Most run a hub or main build world, then split the rest by purpose. A resource world gets reset on a schedule so mining and looting stay fair. A survival world might be harsher with limited teleports or stricter risk. Another world exists purely for custom generation, landmarks, or curated dungeons. On good servers, the boundaries are clear so you know what is disposable, what is permanent, and what rules you are stepping into.

Day to day play is scouting, planning, then committing. You go looking for the one biome, structure, or terrain style that only exists there, then decide if it is worth turning into a base, a project site, or a supply run. Over time you end up with a personal map of the server: where you live, where you farm, where you take risks, and which worlds you only visit when you need something specific.

The multiplayer feel shifts too. When worlds have distinct strengths, people specialize. Explorers chart routes and portals, builders choose worlds for palette and skyline, redstoners chase mechanics and block access, and traders move goods between worlds. It can make a server feel bigger than its player count, because progression is not just farther away, it is elsewhere.

How is this different from a normal multiworld server?

A normal setup might just have extra worlds for overflow. Unique worlds servers design each world to play differently, through custom generation, different rules, separate economies, gated access, or a reset cycle that changes how players treat that world.

Does it always mean custom world generation?

Not always, but it is common. Some servers lean on custom terrain and biome packs. Others keep mostly vanilla generation and make worlds unique through rule sets, loot changes, difficulty tuning, or content that only exists in specific worlds.

Which worlds usually reset, and how often?

Typically the resource world resets weekly or monthly. Build worlds are usually permanent for seasons. The Nether and The End vary a lot: some tie them to the main world, others run separate versions with their own reset timers. Always check the reset policy before you farm for late game materials.
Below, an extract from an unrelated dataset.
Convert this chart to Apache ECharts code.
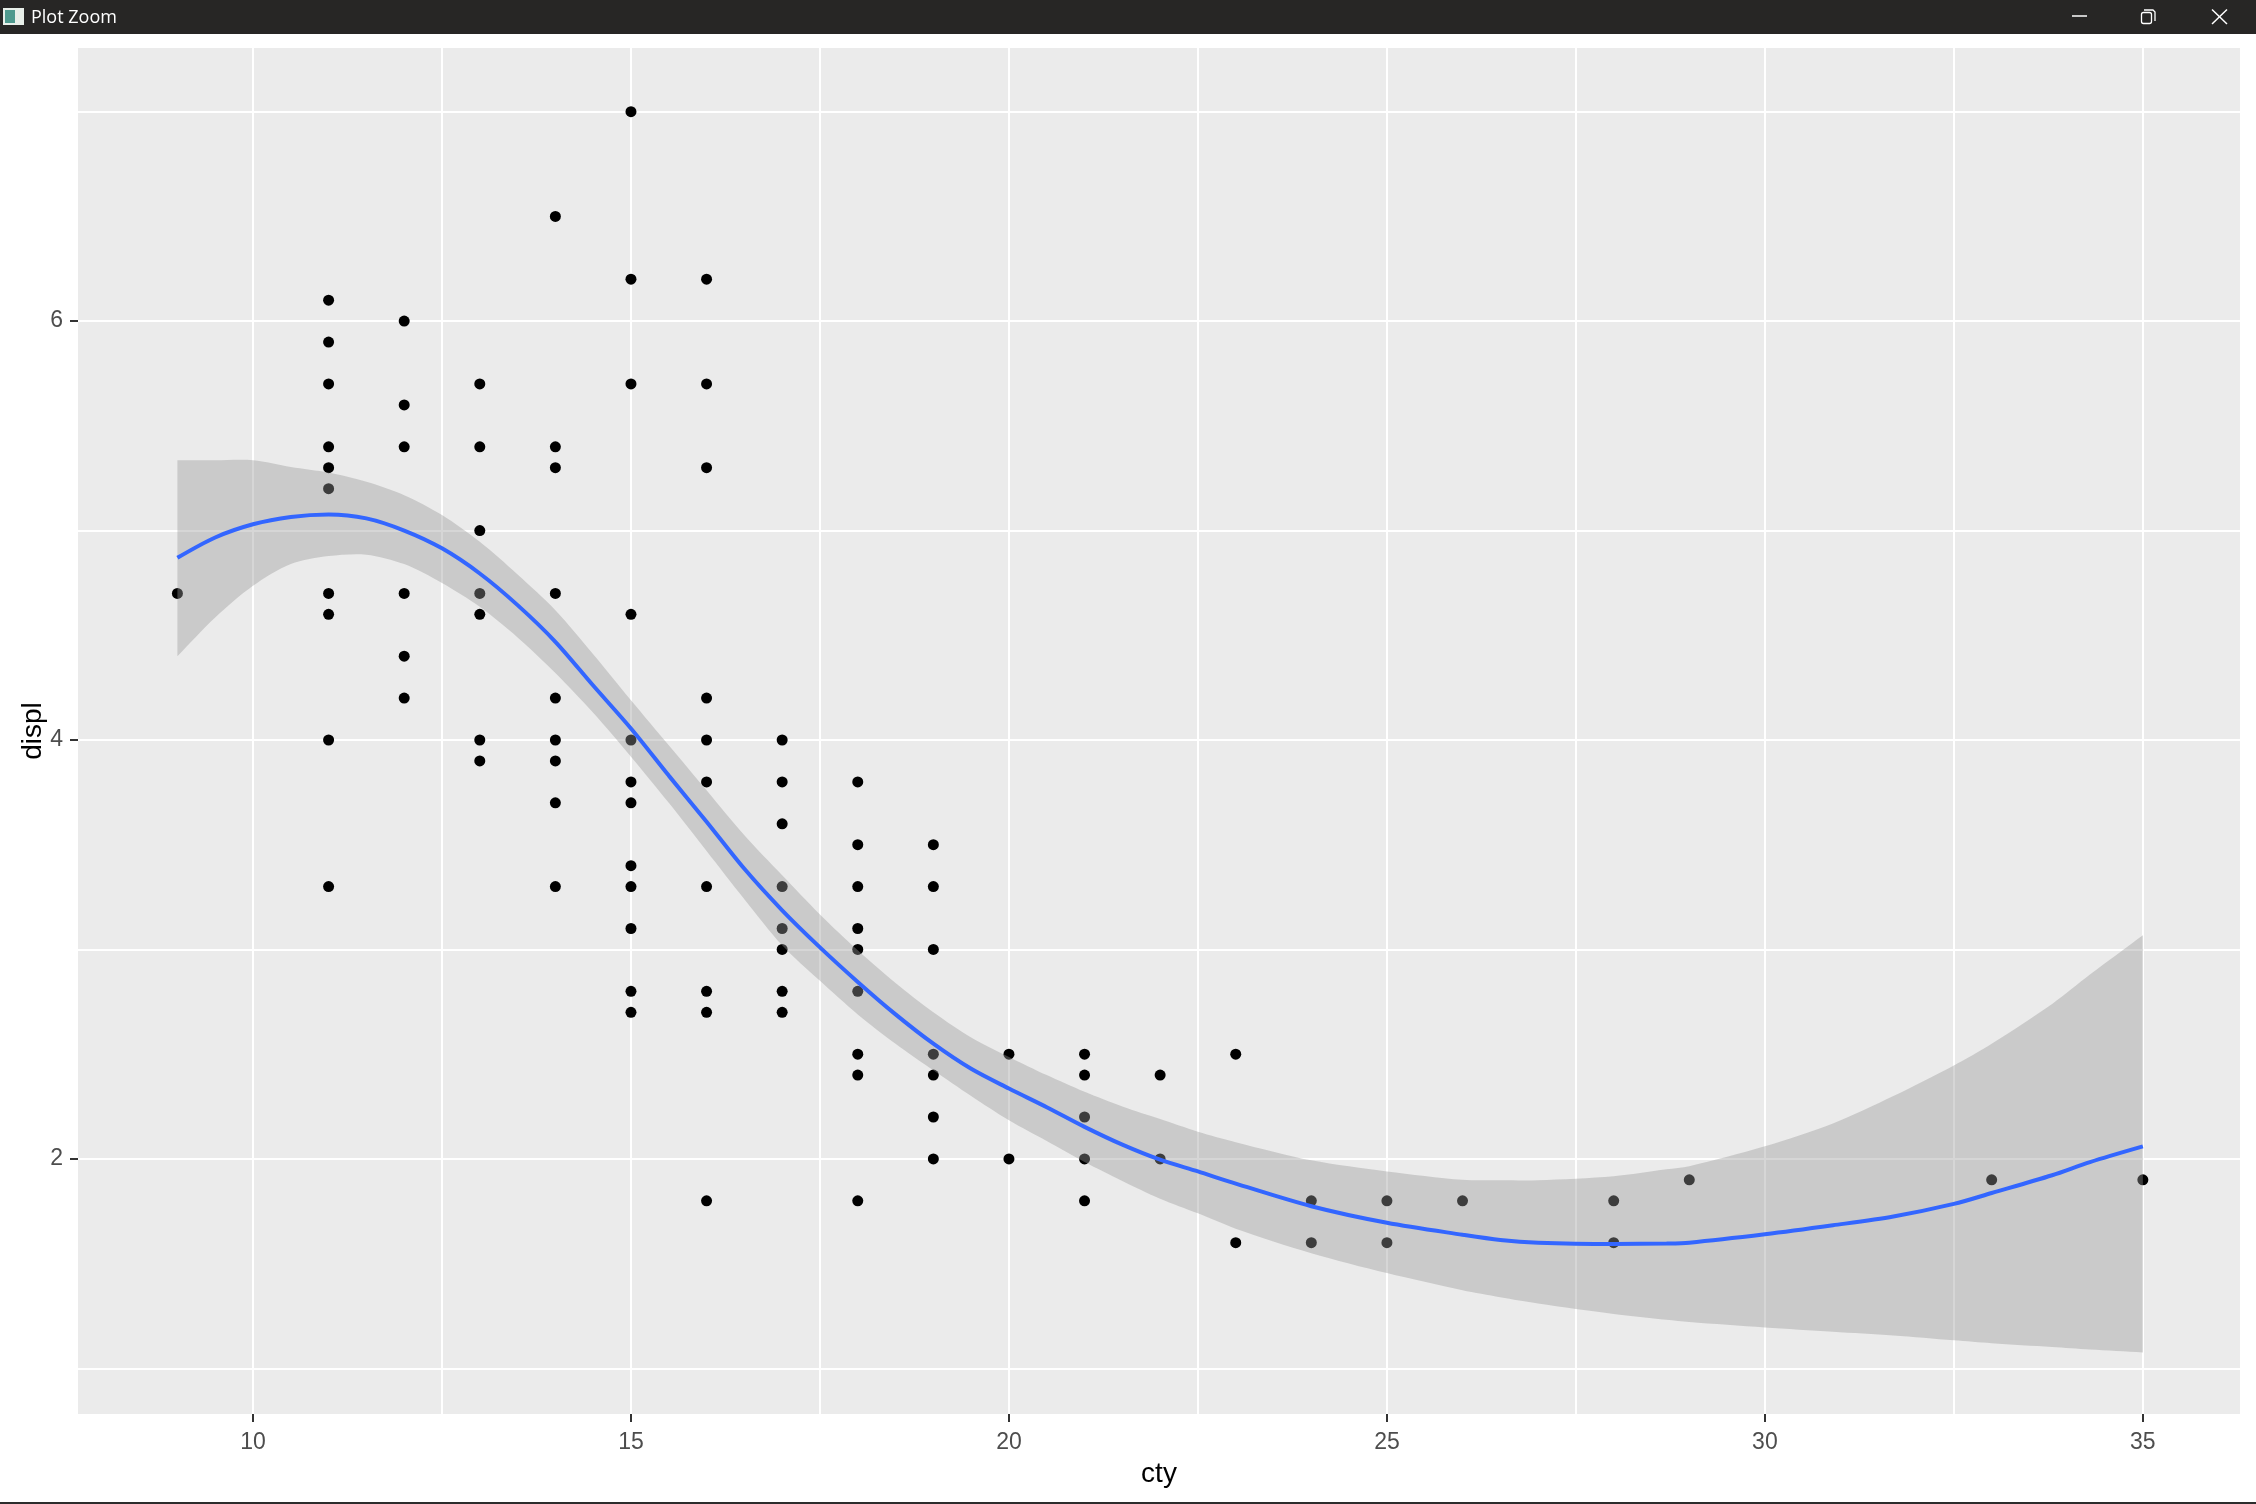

Can I safely build a long term base on these servers?

Yes, if you build in the right world. Permanent worlds are meant for towns and long projects. Resource worlds are meant to be stripped and wiped. Base safety still depends on claims, grief rules, and backups, not the existence of multiple worlds.

What should I confirm before I invest time in a world?

Make sure you know whether it resets, how travel works (portals, warps, limits), whether claims and inventories are shared or per world, and if key rules change between worlds (PvP, keep inventory, mob griefing, teleport access). Those details decide whether it is a home world or a trip.